The Jewish people who moved away didn’t see it that way. They considered intermarriage to be an unforgivable sin and wouldn’t have anything to do with the Samaritans as a result. They considered the Samaritans social outcasts - untouchables, racially inferior, practicing a false religion - and would do everything possible to avoid coming into contact with them – even if it meant adding days to their journey by routing themselves around the territory of Samaria which lay between the northern part of Palestine known as Galilee and the southern territory of Judea.
The split was further widened when the Samaritans built a temple at Mt. Gerizim for their worship. The Jews held that the only true place of worship was the temple in Jerusalem. Both groups considered themselves the true descendants of the nation of Israel. So, you get a bit of the picture of why it was unusual for Jesus and his disciples to be passing through.
Now, the reason Jesus and his disciples were traveling from Judea to Galilee was because some controversy had apparently surfaced concerning Jesus’ disciples baptizing and they had to get out of Judea.
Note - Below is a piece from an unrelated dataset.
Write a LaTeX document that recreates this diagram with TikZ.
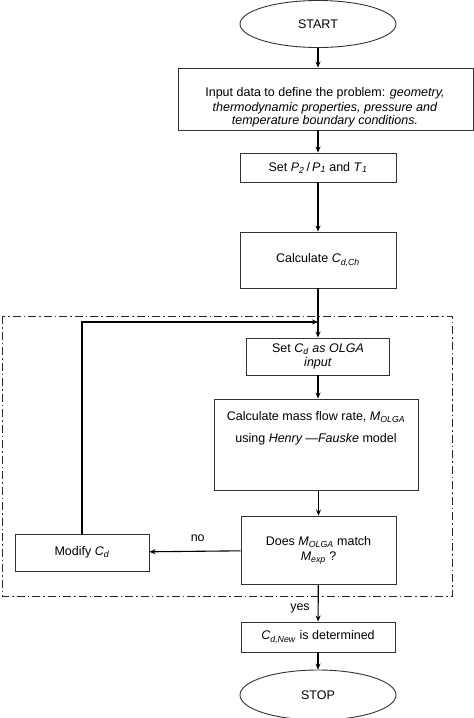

O.K., so Jesus stopped outside of Synchar at the well while his disciples went into the town to buy some lunch. And, while he was sitting by the well, this unnamed Samaritan woman approached to draw water. Oh my, the awkwardness – a woman – a Samaritan woman – and a Jewish man. It was taboo for a man to be seen in public with a woman and unthinkable for a rabbi to speak to a woman in public. Again, she probably went at that time of day so she wouldn’t have to put up with the sneers, looks, or comments of others. It was a lonely and rejected woman that approached the well at noon that day.
There’s another significant reason the author of the Gospel of John noted that the encounter happened around noon and that is to make sure we understand that it was a thirsty Jesus that was hanging around the well. He needed something to drink and had nothing with which to draw water from the well. The Samaritan woman had to have paused for a brief moment when she saw this Jewish man by the well, not only because he was a Jew but also because of her own unacceptability as a woman and as a Samaritan. But her own need for water apparently outweighed any concern she had with the chance encounter.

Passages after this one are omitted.